Companies are spending millions on AI data strategy while their most valuable historical data sits on tapes they can't read.
This is a pattern I keep running into, and it's genuinely frustrating to watch.
The org has decades of proprietary data, like documents, video, internal records, customer interactions, whatever. This data is genuinely unique, as competitors don't have it, you can't buy it, and it represents real institutional history. In the current environment, it's exactly the kind of thing that would differentiate a proprietary model or a fine-tuned system from generic alternatives.
It's on LTO tapes from 2004-2017, so nobody's touched them in years. The hardware to read the older formats may or may not still exist in the building. Meanwhile, the same org is paying for a generic foundation model API and wondering why the outputs don't reflect their domain knowledge.
The link between legacy tape archives and AI training assets is not a consideration that the average data organization has yet come to grips with. It's an issue in the infrastructure team's problem basket, not the machine learning team's.

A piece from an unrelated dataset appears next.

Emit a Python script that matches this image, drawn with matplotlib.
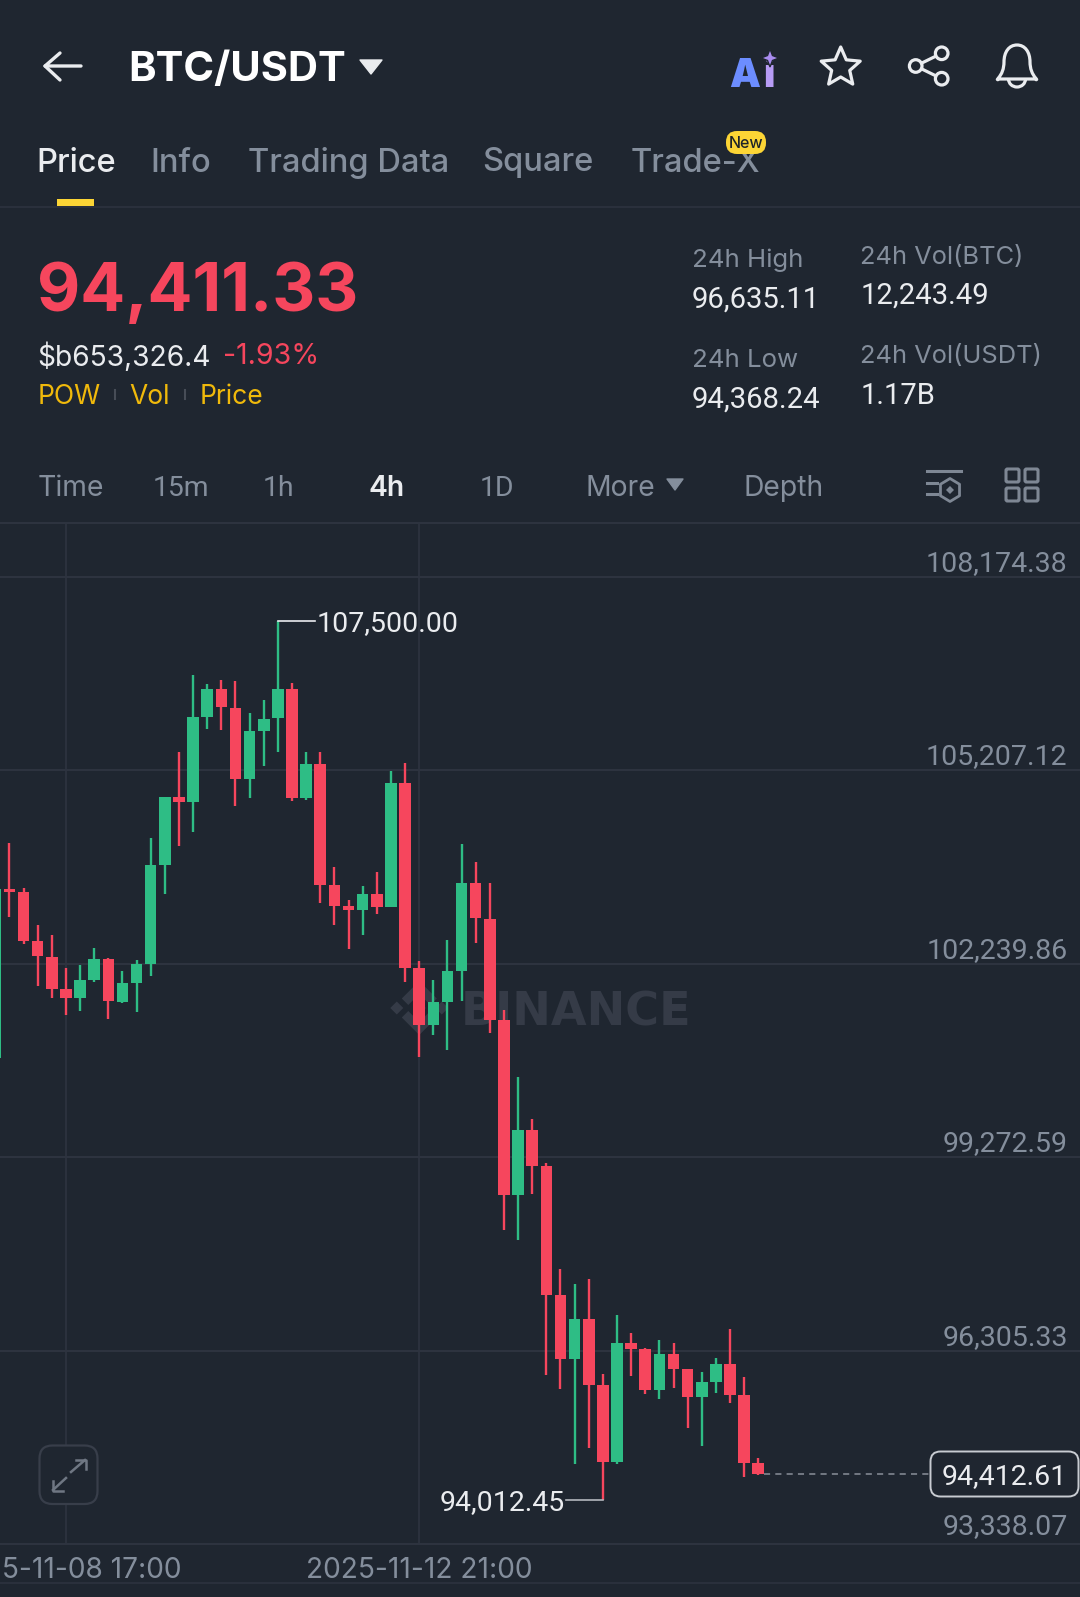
import matplotlib
matplotlib.use("Agg")
import matplotlib.pyplot as plt
from matplotlib.patches import FancyBboxPatch, Polygon, Circle, Arc, PathPatch, Rectangle
from matplotlib.path import Path
import numpy as np

plt.rcParams['font.family'] = ['Inter', 'DejaVu Sans']
NUM = ['Roboto', 'DejaVu Sans']  # digits all one width, like the app

# candles, left to right, first one is cut off by the screen edge
opens = [100793, 103391, 103335, 102588, 102348, 101852, 101708, 101990, 102307, 101657,
         101944, 102240, 103759, 104797, 104721, 106025, 106454, 106168, 105079, 105815,
         106010, 106449, 104777, 105304, 103452, 103120, 103059, 103304, 103115, 105017,
         102168, 101294, 101652, 102127, 103472, 102930, 101380, 98686, 99688, 99136,
         97151, 96169, 96793, 95775, 94594, 96415, 96328, 95699, 96256, 96016,
         95596, 95827, 96098, 95622, 94574]
highs = [103386, 104087, 103396, 102828, 102680, 102179, 102215, 102476, 102332, 102128,
         102302, 104163, 104797, 105488, 106664, 106531, 106593, 106582, 106086, 106291,
         107500, 106541, 105488, 105493, 103723, 103217, 103432, 103647, 105196, 105324,
         102281, 101994, 102598, 104076, 103805, 103472, 101529, 100496, 99862, 99176,
         97550, 97320, 97407, 95939, 96844, 96568, 96348, 96466, 96420, 96016,
         95975, 96190, 96635, 95893, 94655]
lows = [100793, 102961, 102537, 101903, 101719, 101453, 101519, 101954, 101396, 101632,
        101494, 102046, 103314, 104051, 104266, 105841, 105831, 104664, 104777, 105278,
        105493, 104736, 104757, 103166, 102839, 102470, 102685, 103007, 103115, 101964,
        100813, 101140, 100920, 101667, 102552, 101181, 98148, 98000, 98701, 95929,
        95709, 94563, 94804, 94012.45, 94563, 95919, 95632, 95566, 95735, 95121,
        94845, 95648, 95504, 94369, 94400]
closes = [103386, 103340, 102593, 102353, 101857, 101708, 101985, 102307, 101662, 101939,
          102235, 103754, 104797, 104721, 106020, 106454, 106173, 105079, 105810, 105999,
          106449, 104782, 105304, 103452, 103125, 103059, 103304, 103115, 105012, 102168,
          101294, 101652, 102127, 103472, 102935, 101380, 98686, 99688, 99141, 97151,
          96169, 96793, 95781, 94594, 96415, 96333, 95699, 96256, 96016, 95596,
          95821, 96098, 95627, 94574, 94412.61]

grid_prices = [108174.38, 105207.12, 102239.86, 99272.59, 96305.33, 93338.07]
grid_labels = ['108,174.38', '105,207.12', '102,239.86', '99,272.59', '96,305.33', '93,338.07']
time_idx = [3.98, 29.0]
time_labels = ['2025-11-08 17:00', '2025-11-12 21:00']
last_price = 94412.61

BG = '#1F2630'
RED = '#F6465D'
GREEN = '#2EBD85'
GRID = '#2D333F'
WHITE = '#EAECEF'
GREY = '#848E9C'
YEL = '#F0B90B'

W, H = 1080, 1597
fig = plt.figure(figsize=(W / 100, H / 100), dpi=100, facecolor=BG)


def px_axes(z):
    a = fig.add_axes((0, 0, 1, 1), zorder=z)
    a.set_xlim(0, W)
    a.set_ylim(H, 0)
    a.axis('off')
    return a


back = px_axes(1)
ui = px_axes(3)

# chart axes, aligned so the grid falls on the screen rows
top_px, bot_px = 523, 1544
per_px = 2967.26 / 193.4
ax = fig.add_axes((0, 1 - bot_px / H, 1, (bot_px - top_px) / H), zorder=2)
ax.patch.set_alpha(0)
ax.set_xlim(-9.4 / 14.13, (W - 9.4) / 14.13)
ax.set_ylim(grid_prices[-1], grid_prices[-1] + (bot_px - top_px) * per_px)
for s in ax.spines.values():
    s.set_visible(False)
ax.set_xticks([])
ax.set_yticks([])

for p in grid_prices:
    ax.axhline(p, color=GRID, lw=1.5, zorder=1, clip_on=False)
for t in time_idx:
    ax.axvline(t, color=GRID, lw=1.3, zorder=1)

opens = np.array(opens)
closes = np.array(closes)
idx = np.arange(len(opens)) - 1
colors = [GREEN if c >= o else RED for o, c in zip(opens, closes)]
ax.vlines(idx, lows, highs, colors=colors, lw=1.7, zorder=3)
ax.bar(idx, np.abs(closes - opens), bottom=np.minimum(opens, closes), width=0.82,
       color=colors, zorder=4)

# price labels sit just above their grid line
for p, lab in zip(grid_prices, grid_labels):
    off = 0 if p != grid_prices[-1] else 4
    ax.annotate(lab, xy=(1, p), xycoords=ax.get_yaxis_transform(),
                xytext=(-12.5 / 1.389, off / 1.389), textcoords='offset points',
                ha='right', va='bottom', color=GREY, fontsize=20.5, family=NUM, clip_on=False)

# last price dashes and box
ax.plot([idx[-1] + 0.41, (930 - 9.4) / 14.13], [last_price, last_price], color='#8A8F99',
        lw=1.1, ls=(0, (4, 3.4)), zorder=2)
ui.add_patch(FancyBboxPatch((930.5, 1451.5), 148, 45, boxstyle='round,pad=0,rounding_size=10',
                            fc=BG, ec='#C8CCD2', lw=1.4))
ui.text(1004.5, 1474, '94,412.61', color=WHITE, fontsize=20.5, family=NUM, ha='center', va='center_baseline')

# high / low callouts
hi = int(np.argmax(highs))
lo = int(np.argmin(lows))
ax.plot([idx[hi], (315 - 9.4) / 14.13], [highs[hi], highs[hi]], color=WHITE, lw=1.2, zorder=5)
ax.plot([idx[lo], (566 - 9.4) / 14.13], [lows[lo], lows[lo]], color='#B5B8BE', lw=1.2, zorder=5)
ui.text(316.5, 620.5, '107,500.00', color=WHITE, fontsize=20.5, family=NUM, ha='left', va='center_baseline')
ui.text(565, 1499.5, '94,012.45', color=WHITE, fontsize=20.5, family=NUM, ha='right', va='center_baseline')

# time axis
for t, lab in zip(time_idx, time_labels):
    ax.annotate(lab, xy=(t, 0), xycoords=ax.get_xaxis_transform(), xytext=(0, -23.5 / 1.389),
                textcoords='offset points', ha='center', va='center_baseline',
                color=GREY, fontsize=20.2, clip_on=False)
ui.plot([0, W], [1583, 1583], color=GRID, lw=1.2)

# watermark
wm = '#353B47'
cx, cy = 419.3, 1008
chev = np.array([(0, -27), (17.5, -9.5), (11, -3), (0, -14), (-11, -3), (-17.5, -9.5)])
for sgn in (1, -1):
    back.add_patch(Polygon(np.c_[cx + chev[:, 0], cy + sgn * chev[:, 1]], fc=wm, ec='none'))
for dx in (-22.5, 0, 22.5):
    back.add_patch(Polygon([(cx + dx, cy - 6.5), (cx + dx + 6.5, cy), (cx + dx, cy + 6.5), (cx + dx - 6.5, cy)],
                           fc=wm, ec='none'))
back.text(461, 1008.5, 'BINANCE', color=wm, fontsize=33.2, family=['DejaVu Sans'], fontweight='bold',
          ha='left', va='center_baseline')

# expand button
ui.add_patch(FancyBboxPatch((39.5, 1445.5), 58, 58.5, boxstyle='round,pad=0,rounding_size=13',
                            fc=BG, ec='#383E4A', lw=1.6))
ic = '#6F7783'
ui.plot([71, 85], [1472, 1460], color=ic, lw=1.8)
ui.plot([76, 85.5, 85.5], [1459.5, 1459.5, 1469], color=ic, lw=1.8)
ui.plot([66, 53], [1478, 1490], color=ic, lw=1.8)
ui.plot([53, 53, 62.5], [1481, 1490.5, 1490.5], color=ic, lw=1.8)

# header
ui.plot([81, 45, 60], [66, 66, 53], color=WHITE, lw=2.4, solid_capstyle='round', solid_joinstyle='round')
ui.plot([45, 60], [66, 80], color=WHITE, lw=2.4, solid_capstyle='round')
ui.text(128, 66, 'BTC/USDT', color='white', fontsize=30, fontweight='bold', ha='left', va='center_baseline')
ui.add_patch(Polygon([(360, 60), (382, 60), (371, 74)], fc=WHITE, ec=WHITE, lw=1, joinstyle='round'))

# Ai icon
ui.text(729, 87, 'A', color='#6C8DFF', fontsize=28, fontweight='black', ha='left', va='baseline')
ui.text(763, 87, 'i', color='#B79CF5', fontsize=28, fontweight='black', ha='left', va='baseline')
sx, sy = 770, 58
ui.add_patch(Polygon([(sx, sy - 9), (sx + 2.5, sy - 2.5), (sx + 9, sy), (sx + 2.5, sy + 2.5), (sx, sy + 9),
                      (sx - 2.5, sy + 2.5), (sx - 9, sy), (sx - 2.5, sy - 2.5)], fc='#A98CF0', ec=BG, lw=1, zorder=5))

# star
sc = np.array([840.7, 67.5])
ang = np.deg2rad(-90 + 36 * np.arange(10))
rad = np.where(np.arange(10) % 2 == 0, 20.5, 9.5)
ui.add_patch(Polygon(np.c_[sc[0] + rad * np.cos(ang), sc[1] + rad * np.sin(ang)], fc='none', ec=WHITE, lw=2.3,
                     joinstyle='round'))

# share
pts = [(941.7, 53.3), (915.7, 66), (941.7, 78.7)]
ui.plot([pts[0][0], pts[1][0], pts[2][0]], [pts[0][1], pts[1][1], pts[2][1]], color=WHITE, lw=2.3)
for p in pts:
    ui.add_patch(Circle(p, 6.3, fc=BG, ec=WHITE, lw=2.3, zorder=4))

# bell
verts = [(998, 78.5), (1004, 72), (1004, 62), (1004, 52), (1009, 45), (1017, 45), (1025, 45), (1030, 52), (1030, 62),
         (1030, 72), (1036, 78.5), (1038, 81), (1035, 79), (999, 79), (996, 81), (998, 78.5)]
codes = [Path.MOVETO, Path.CURVE3, Path.CURVE3, Path.CURVE4, Path.CURVE4, Path.CURVE4, Path.CURVE4, Path.CURVE4,
         Path.CURVE4, Path.CURVE3, Path.CURVE3, Path.CURVE3, Path.CURVE3, Path.LINETO, Path.CURVE3, Path.CURVE3]
ui.add_patch(PathPatch(Path(verts, codes), fc='none', ec=WHITE, lw=2.3, joinstyle='round'))
ui.add_patch(Arc((1017, 79), 17, 16, theta1=0, theta2=180, ec=WHITE, lw=2.3))

# tabs
tab_x = [36.5, 150.5, 247.5, 482, 630.5]
tab_labels = ['Price', 'Info', 'Trading Data', 'Square', 'Trade-X']
for i, (x, lab) in enumerate(zip(tab_x, tab_labels)):
    ui.text(x, 159.5, lab, color=WHITE if i == 0 else GREY, fontsize=23.5, fontweight='medium', ha='left',
            va='center_baseline')
ui.add_patch(Rectangle((57, 199), 37, 7, fc='#FCD535', ec='none'))
ui.plot([0, W], [206.5, 206.5], color=GRID, lw=1.2)
ui.add_patch(FancyBboxPatch((726, 131), 40, 23, boxstyle='round,pad=0,rounding_size=11', fc='#FCD535', ec='none', zorder=5))
ui.text(746, 142.5, 'New', color='#1E2329', fontsize=11.5, fontweight='medium', ha='center', va='center_baseline', zorder=6)

# price block
ui.text(37, 286, '94,411.33', color=RED, fontsize=48, fontweight='bold', ha='left', va='center_baseline')
ui.text(37, 354, '$b653,326.4', color=WHITE, fontsize=20.3, ha='left', va='center_baseline')
ui.text(223, 354, '-1.93%', color=RED, fontsize=20.5, ha='left', va='center_baseline')
ui.text(38, 394, 'POW', color=YEL, fontsize=19, ha='left', va='center_baseline')
ui.text(129.5, 394, 'Vol', color=YEL, fontsize=19, ha='left', va='center_baseline')
ui.text(200, 394, 'Price', color=YEL, fontsize=19, ha='left', va='center_baseline')
for x in (115, 185):
    ui.plot([x, x], [390, 399], color='#474D57', lw=1.5)

# 24h stats
stat_left = [('24h High', 258), ('24h Low', 358)]
stat_left_val = [('96,635.11', 297), ('94,368.24', 397)]
stat_right = [('24h Vol(BTC)', 255), ('24h Vol(USDT)', 354)]
stat_right_val = [('12,243.49', 293), ('1.17B', 392.5)]
for (lab, y), (val, y2) in zip(stat_left, stat_left_val):
    ui.text(692, y, lab, color=GREY, fontsize=18.6, ha='left', va='center_baseline')
    ui.text(692, y2, val, color=WHITE, fontsize=21.1, family=NUM, ha='left', va='center_baseline')
for (lab, y), (val, y2) in zip(stat_right, stat_right_val):
    ui.text(860.5, y, lab, color=GREY, fontsize=18.3, ha='left', va='center_baseline')
    ui.text(861, y2, val, color=WHITE, fontsize=21.1, family=NUM, ha='left', va='center_baseline')

# interval row
iv_x = [38, 153, 263, 369, 480, 586, 743]
iv_labels = ['Time', '15m', '1h', '4h', '1D', 'More', 'Depth']
for x, lab in zip(iv_x, iv_labels):
    on = lab == '4h'
    fam = NUM if lab[0] == '1' else ['Inter', 'DejaVu Sans']
    ui.text(x, 486, lab, color=WHITE if on else GREY, fontsize=20.4, family=fam,
            fontweight='semibold' if on else 'normal', ha='left', va='center_baseline')
ui.add_patch(Polygon([(667, 479), (683, 479), (675, 490)], fc=GREY, ec=GREY, lw=1, joinstyle='round'))
ui.plot([0, W], [523, 523], color=GRID, lw=1.5)

# the two little icons on the right
ic2 = '#7E8794'
ui.plot([927, 961], [471, 471], color=ic2, lw=2.2)
ui.plot([927, 937], [483, 483], color=ic2, lw=2.2)
ui.plot([927, 937], [494, 494], color=ic2, lw=2.2)
a6 = np.deg2rad(90 + 60 * np.arange(6))
ui.add_patch(Polygon(np.c_[950 + 11 * np.cos(a6), 490 + 11.5 * np.sin(a6)], fc='none', ec=ic2, lw=2, joinstyle='round'))
ui.add_patch(Polygon([(950, 486), (954, 490), (950, 494), (946, 490)], fc=ic2, ec='none'))
for x in (1006, 1025):
    for y in (469, 488):
        ui.add_patch(FancyBboxPatch((x, y), 13, 13, boxstyle='round,pad=0,rounding_size=1.5', fc='none', ec=ic2, lw=2.2))

fig.savefig('out.png', dpi=100, facecolor=BG)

I came across Tape Ark while looking into the tape migration space. They work on exactly this problem at scale, getting the data off the physical medium and into a format that's actually usable. The migration is the unsexy conditions that unlocks everything else.
The orgs that solve the physical access problem in the next couple of years are going to be in a meaningfully different position for proprietary AI development than the ones that don't.
Has anyone here dealt with this in practice, getting legacy physical archives into a usable state for ML work?